SNP constitutional spokesman George Reid, who contested Ochil a year ago and hopes to do so again a year from now, said his local canvassing effort had now covered 2200 voters, many of these questioned on the telephone by party volunteers in London using their new Alpha 4 database.
They were now clear that around 12% of voters were considering using their second preference differently and the SNP would be a key beneficiary of this.
He barely needs it: according to Malcolm Dickson, Ochil would be the SNP's first gain, followed by Caithness; Inverness, Ross and Skye; Argyll; Govan; Kilmarnock; Renfrew West; Dundee East; Western Isles; Tweeddale, Ettrick and Lauderdale; Aberdeen North; Edinburgh North and Leith; Linlithgow; Livingston; Midlothian; and Dumbarton.
Against the background of this potential onslaught on Labour, it was scarcely surprising there was a sceptical reaction to the Secretary of State's proposal yesterday to bring forward the vesting day of the Scottish Parliament, with opponents painting this as a manoeuvre to draw attention away from the implications of the recent poll.
Tory constitutional affairs spokesman Michael Ancram dismissed the move as a ''panic'' measure. ''The Labour Party is severely shaken and not surprisingly Labour is panicking. In my opinion, they have lost control of the devolution agenda,'' he told a Westminster news conference.
Downing Street sources were dismissive of the poll. The Prime Minister's official spokesman said: ''I'm consistent in never responding to opinion polls, be they up or down. I'm equally consistent in saying that once people focus on elections to bodies that have real power, then they may give very different answers.''
Scottish Tories said they would reject the plan to advance the starting date of the Parliament if it was merely ''a quickfire suggestion inspired by panic'', but promised to give it full consideration.

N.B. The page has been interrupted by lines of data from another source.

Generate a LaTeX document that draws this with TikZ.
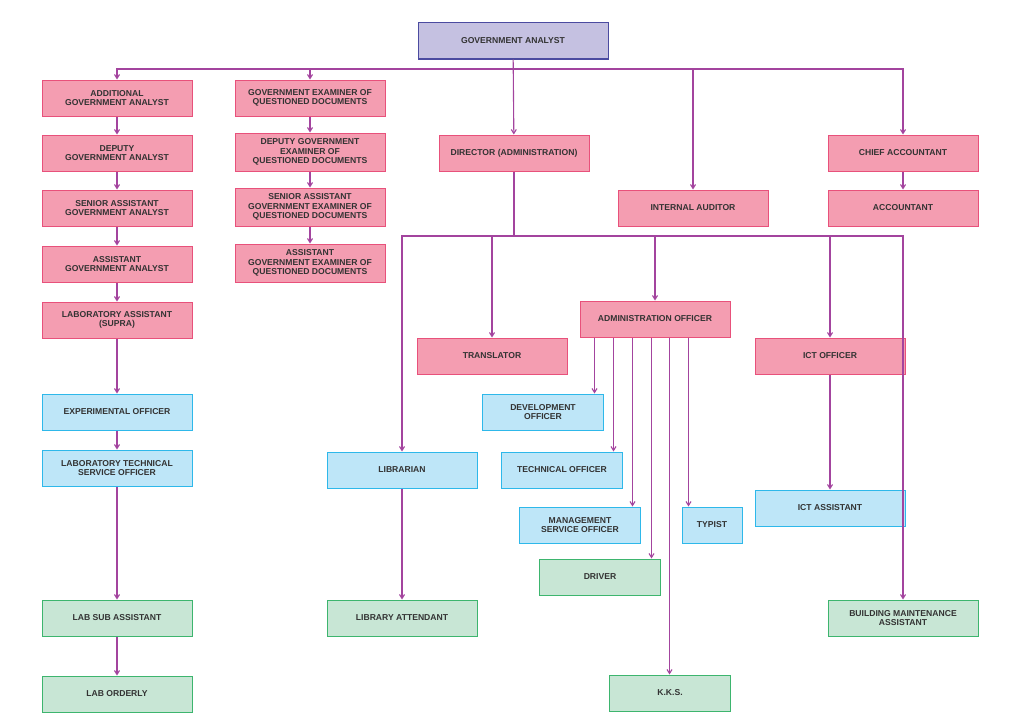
\documentclass[tikz,border=0pt]{standalone}
\usepackage{fontspec}
\setmainfont{Liberation Sans}
\usepackage{xcolor}
\usetikzlibrary{arrows.meta}
\definecolor{linkcol}{HTML}{A3449E}
\definecolor{pinkfill}{HTML}{F49DB1}
\definecolor{pinkline}{HTML}{E8517B}
\definecolor{bluefill}{HTML}{BEE6F8}
\definecolor{blueline}{HTML}{2EB8EA}
\definecolor{greenfill}{HTML}{C8E6D5}
\definecolor{greenline}{HTML}{3DB56E}
\definecolor{topfill}{HTML}{C5C1E1}
\definecolor{topline}{HTML}{4B4BA0}

\begin{document}
\begin{tikzpicture}[x=1pt,y=-1pt,
    box/.style={draw,line width=1pt,minimum width=150pt,minimum height=36pt,inner sep=1pt,
                align=center,font=\fontsize{8.6}{9.6}\selectfont\bfseries,text=black!80},
    top node/.style={box,fill=topfill,draw=topline,minimum width=190pt},
    pink node/.style={box,fill=pinkfill,draw=pinkline},
    blue node/.style={box,fill=bluefill,draw=blueline},
    green node/.style={box,fill=greenfill,draw=greenline},
    link/.style={->,>={Straight Barb[length=4pt,width=5pt]},draw=linkcol,line width=1.1pt}]
  \useasboundingbox (0,0) rectangle (1024,725);
  % top
  \node[top node] (ga) at (513,41) {GOVERNMENT ANALYST};
  % analyst line
  \node[pink node] (addga) at (117,98) {ADDITIONAL\\GOVERNMENT ANALYST};
  \node[pink node] (depga) at (117,153) {DEPUTY\\GOVERNMENT ANALYST};
  \node[pink node] (sasga) at (117,208) {SENIOR ASSISTANT\\GOVERNMENT ANALYST};
  \node[pink node] (asga) at (117,264) {ASSISTANT\\GOVERNMENT ANALYST};
  \node[pink node] (labasst) at (117,320) {LABORATORY ASSISTANT\\(SUPRA)};
  \node[blue node] (expoff) at (117,412) {EXPERIMENTAL OFFICER};
  \node[blue node] (ltso) at (117,468) {LABORATORY TECHNICAL\\SERVICE OFFICER};
  \node[green node] (labsub) at (117,618) {LAB SUB ASSISTANT};
  \node[green node] (laborderly) at (117,694) {LAB ORDERLY};
  % examiner line
  \node[pink node] (geqd) at (310,98) {GOVERNMENT EXAMINER OF\\QUESTIONED DOCUMENTS};
  \node[pink node,minimum height=38pt] (dgeqd) at (310,152) {DEPUTY GOVERNMENT\\EXAMINER OF\\QUESTIONED DOCUMENTS};
  \node[pink node,minimum height=38pt] (sageqd) at (310,207) {SENIOR ASSISTANT\\GOVERNMENT EXAMINER OF\\QUESTIONED DOCUMENTS};
  \node[pink node,minimum height=38pt] (ageqd) at (310,263) {ASSISTANT\\GOVERNMENT EXAMINER OF\\QUESTIONED DOCUMENTS};
  % administration
  \node[pink node] (dir) at (514,153) {DIRECTOR (ADMINISTRATION)};
  \node[pink node] (auditor) at (693,208) {INTERNAL AUDITOR};
  \node[pink node] (chiefacc) at (903,153) {CHIEF ACCOUNTANT};
  \node[pink node] (acc) at (903,208) {ACCOUNTANT};
  \node[pink node] (transl) at (492,356) {TRANSLATOR};
  \node[pink node] (admin) at (655,319) {ADMINISTRATION OFFICER};
  \node[pink node] (ict) at (830,356) {ICT OFFICER};
  \node[blue node] (ictasst) at (830,508) {ICT ASSISTANT};
  \node[blue node] (lib) at (402,470) {LIBRARIAN};
  \node[green node] (libatt) at (402,618) {LIBRARY ATTENDANT};
  \node[blue node,minimum width=121pt] (dev) at (543,412) {DEVELOPMENT\\OFFICER};
  \node[blue node,minimum width=121pt] (tech) at (562,470) {TECHNICAL OFFICER};
  \node[blue node,minimum width=121pt] (mso) at (580,525) {MANAGEMENT\\SERVICE OFFICER};
  \node[green node,minimum width=121pt] (driver) at (600,577) {DRIVER};
  \node[blue node,minimum width=60pt] (typist) at (712,525) {TYPIST};
  \node[green node,minimum width=121pt] (kks) at (670,693) {K.K.S.};
  \node[green node] (bma) at (903,618) {BUILDING MAINTENANCE\\ASSISTANT};

  \coordinate (bus) at (513,69);
  \coordinate (dbus) at (514,236);
  %
  \draw[link] (ga) -- (dir);
  \foreach \t in {addga,geqd,auditor,chiefacc}
    \draw[link] (bus) -| (\t);
  \draw[link] (addga) -- (depga);
  \draw[link] (depga) -- (sasga);
  \draw[link] (sasga) -- (asga);
  \draw[link] (asga) -- (labasst);
  \draw[link] (labasst) -- (expoff);
  \draw[link] (expoff) -- (ltso);
  \draw[link] (ltso) -- (labsub);
  \draw[link] (labsub) -- (laborderly);
  \draw[link] (geqd) -- (dgeqd);
  \draw[link] (dgeqd) -- (sageqd);
  \draw[link] (sageqd) -- (ageqd);
  \draw[link] (chiefacc) -- (acc);
  %
  \draw[draw=linkcol,line width=1.1pt] (dir) -- (dbus);
  \foreach \t in {lib,transl,admin,ict}
    \draw[link] (dbus) -| (\t);
  \draw[link] (dbus) -| (bma);
  \draw[link] (lib) -- (libatt);
  \draw[link] (ict) -- (ictasst);
  %
  \foreach \dx/\t in {15/dev,34/tech,53/mso,72/driver,90/kks,109/typist}
    \draw[link] ([xshift=\dx pt]admin.south west) -- ([xshift=\dx pt]admin.south west |- \t.north);
\end{tikzpicture}
\end{document}
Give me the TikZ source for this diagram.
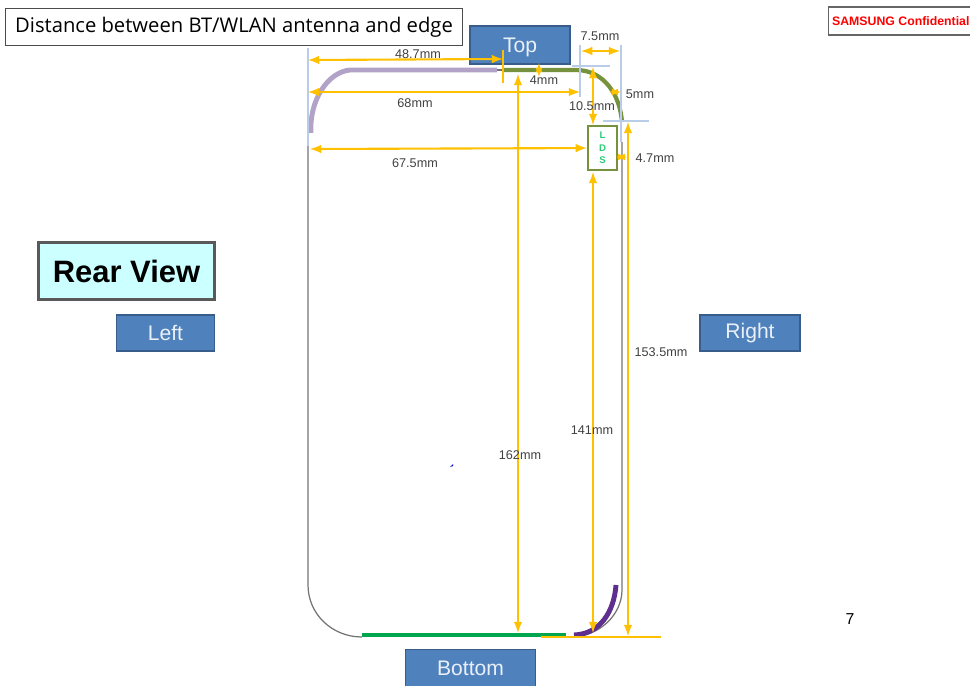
\documentclass[tikz,border=0pt]{standalone}
\usepackage{fontspec}
\setmainfont{Liberation Sans}
\newfontfamily\titlefont{Open Sans}
\usetikzlibrary{arrows}
\definecolor{dimyellow}{HTML}{FFC000}
\definecolor{guideblue}{HTML}{B9CDE8}
\definecolor{boxblue}{HTML}{4F81BD}
\definecolor{boxedge}{HTML}{385D8A}
\definecolor{olive}{HTML}{76923C}
\definecolor{lilac}{HTML}{B3A2C7}
\definecolor{darkpurple}{HTML}{5F2F8F}
\definecolor{bottomgreen}{HTML}{00A64F}
\definecolor{ldsgreen}{HTML}{2FCB78}
\definecolor{rearfill}{HTML}{CCFFFF}
\tikzstyle{sidebox}=[rectangle,fill=boxblue,draw=boxedge,line width=0.8pt,text=white!88!boxblue,font=\fontsize{12}{14}\selectfont,inner sep=0pt]
\tikzstyle{dimlabel}=[font=\fontsize{7.2}{9}\selectfont,text=black!75,inner sep=0pt]
\tikzstyle{dimedge}=[draw=dimyellow,line width=1.2pt,latex-latex]
\tikzstyle{tinyedge}=[draw=dimyellow,line width=0.8pt,latex-latex]
\tikzstyle{dimline}=[draw=dimyellow,line width=1.2pt]
\tikzstyle{guide}=[draw=guideblue,line width=0.9pt]
\begin{document}
\begin{tikzpicture}[x=0.02cm,y=-0.02cm]
    \useasboundingbox (0,0) rectangle (970,686);

    % boxes
    \node[sidebox,minimum width=57pt,minimum height=21.5pt,text depth=0pt,text height=9pt] (top) at (520,45) {Top};
    \node[sidebox,minimum width=56pt,minimum height=20.5pt] (left) at (165.5,333) {Left};
    \node[sidebox,minimum width=57pt,minimum height=20.5pt] (right) at (750,333) {Right};
    \node[sidebox,minimum width=74pt,minimum height=21pt] (bottom) at (470.5,668) {Bottom};
    \node[rectangle,fill=rearfill,draw=black!65,line width=1.7pt,minimum width=100pt,minimum height=32pt,inner sep=0pt,font=\fontsize{17.6}{20}\selectfont\bfseries] (rear) at (126.5,271) {Rear View};
    \node[rectangle,draw=black!70,line width=0.6pt,minimum width=260pt,minimum height=21pt,inner sep=0pt,font=\titlefont\fontsize{11.5}{14}\selectfont] (title) at (234,27) {Distance between BT/WLAN antenna and edge};
    \node[rectangle,draw=black!60,line width=0.7pt,anchor=west,minimum height=16pt,inner xsep=2pt,inner ysep=0pt,text=red,font=\fontsize{7}{9}\selectfont\bfseries] (conf) at (828,21) {SAMSUNG Confidential};
    \node[font=\fontsize{9}{11}\selectfont,inner sep=0pt] (page) at (850,619) {7};

    % outline of the phone
    \draw[black!55,line width=0.7pt] (308,146) -- (308,585) .. controls (308,614) and (332,637) .. (362,637);
    \draw[black!55,line width=0.7pt] (622,142) -- (622,590) .. controls (622,614) and (600,637) .. (570,637);
    \draw[black!55,line width=0.7pt] (497,70) -- (503,70);

    % antennas
    \draw[lilac,line width=2.8pt] (311,133) .. controls (309,100) and (328,72) .. (350,70) -- (497,70);
    \draw[olive,line width=2.4pt] (503,70) -- (576,70) .. controls (604,70) and (620,95) .. (622,122);
    \draw[darkpurple,line width=2.8pt] (616,585) .. controls (614,612) and (600,634) .. (574,635);
    \draw[bottomgreen,line width=2.3pt] (362,635) -- (566,635);

    % guide lines
    \foreach \x/\y/\name in {308/48/ga, 308/146/gb, 580/45/gc, 580/97/gd, 621/45/ge, 621/142/gf,
        572/66/gg, 610/66/gh, 603/121/gi, 649/121/gj}
        \coordinate (\name) at (\x,\y);
    \foreach \source/\dest in {ga/gb, gc/gd, ge/gf, gg/gh, gi/gj}
        \path[guide] (\source) -- (\dest);

    % LDS
    \node[rectangle,draw=olive,line width=1.2pt,fill=white,minimum width=16.5pt,minimum height=25pt,inner sep=0pt,align=center,text=ldsgreen,font=\fontsize{5.5}{7}\selectfont\bfseries] (lds) at (602.5,148) {L\\D\\S};

    % dimensions
    \foreach \x/\y/\name in {308/60/a1, 503/59/a2, 503/50/t1, 503/83/t2,
        308/92/b1, 580/92/b2, 310/149/c1, 581/51/d1, 620/51/d2,
        539/63/e1, 539/77/e2, 593/67/f1, 593/125/f2,
        609/92/h1, 621/92/h2, 616/157/i1, 627/157/i2,
        518/74/j1, 518/633/j2, 593/172/k1, 593/633/k2,
        628/122/m1, 628/636/m2, 541/637/n1, 661/637/n2}
        \coordinate (\name) at (\x,\y);

    \foreach \source/\dest in {a1/a2, b1/b2, c1/lds, d1/d2, f1/f2, j1/j2, k1/k2, m1/m2}
        \path[dimedge] (\source) -- (\dest);
    \foreach \source/\dest in {e1/e2, h1/h2, i1/i2}
        \path[tinyedge] (\source) -- (\dest);
    \foreach \source/\dest in {t1/t2, n1/n2}
        \path[dimline] (\source) -- (\dest);

    \foreach \pos/\name/\len in {{(418,54)/la/48.7mm}, {(415,103)/lb/68mm}, {(415,163)/lc/67.5mm},
        {(600,36)/ld/7.5mm}, {(544,80)/le/4mm}, {(592,106)/lf/10.5mm}, {(640,94)/lh/5mm},
        {(655,158)/li/4.7mm}, {(520,455)/lj/162mm}, {(592,430)/lk/141mm}, {(661,352)/lm/153.5mm}}
        \node[dimlabel] (\name) at \pos {\len};

    % small mark
    \fill[blue!80!black] (450,467) -- (453,464) -- (453,466) -- cycle;
\end{tikzpicture}
\end{document}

Scottish Liberal Democrat leader Jim Wallace welcomed the move, however, as did the other Constitutional Convention partners, the STUC. Mr Wallace said it made no sense for MSPs to twiddle their thumbs for six months. ''If we are to maintain momentum, it makes sense that the Parliament gets going as soon as is efficiently possible.''
Campbell Christie of the STUC said the promise to get the Parliament up and running within three weeks of next May's election was a tremendous achievement by Donald Dewar, and he made another pitch for the parties to do all they could to ensure gender equality at Holyrood.